This repository contains supplementary data for "Efficient detection and assembly of non-reference DNA sequences with linked-reads" paper.
10X_insertions_supplementary.pdf contains supplementary tables and figures for Novel-X paper.
Results folder contains all vcf files that we used for benchmarks that generated Figures 4-5 and Tables S1-S3 from the article.
NA12878, NA19240, CHM1, CHM13, HG002 contains VCFs created using 10X Chromium datasets.
NA12878_tellseq, HG002_tellseq - UST Tell-Seq datasets.
NA12878_stlfr, HG002_stlfr - stLFR datasets.
Folder simulated contains different VCFs:
- No postfix - simple simulated dataset created using LRsim.
- 80, 60, 40, 20 postfix - datasets that were created by downsampling original simulated removing 80/60/40/20 percent of reads
- spades_first, supernova_first, velvel_second, supernova_second - VCFs that were used to create table S2. Spades_first means that in first assembly round we tried to use SPAdes instead of Velvet.
compare_vcf.py - scripts that was used to perform event comparison using positions and SV length.

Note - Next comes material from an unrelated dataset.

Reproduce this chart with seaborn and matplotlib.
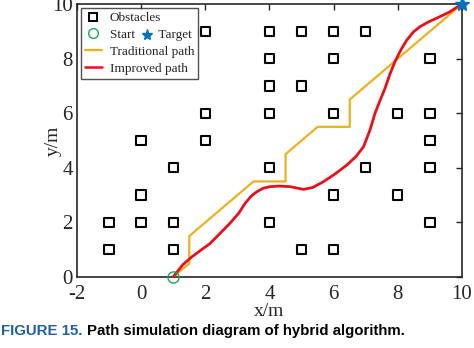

In order to run it go to the root repository folder and pass dataset parameter (simulated, HG002, NA12878_tellseq, ...).
Folder 68_samples contain vcf files that were used to perform analysis on a diverse cohort.
flowchart.pdf contains a detailed pipeline scheme.
In read_barcode_statistics.pdf you can find a statistics on read and barcode usage on the key steps of Novel-X for each dataset from the paper.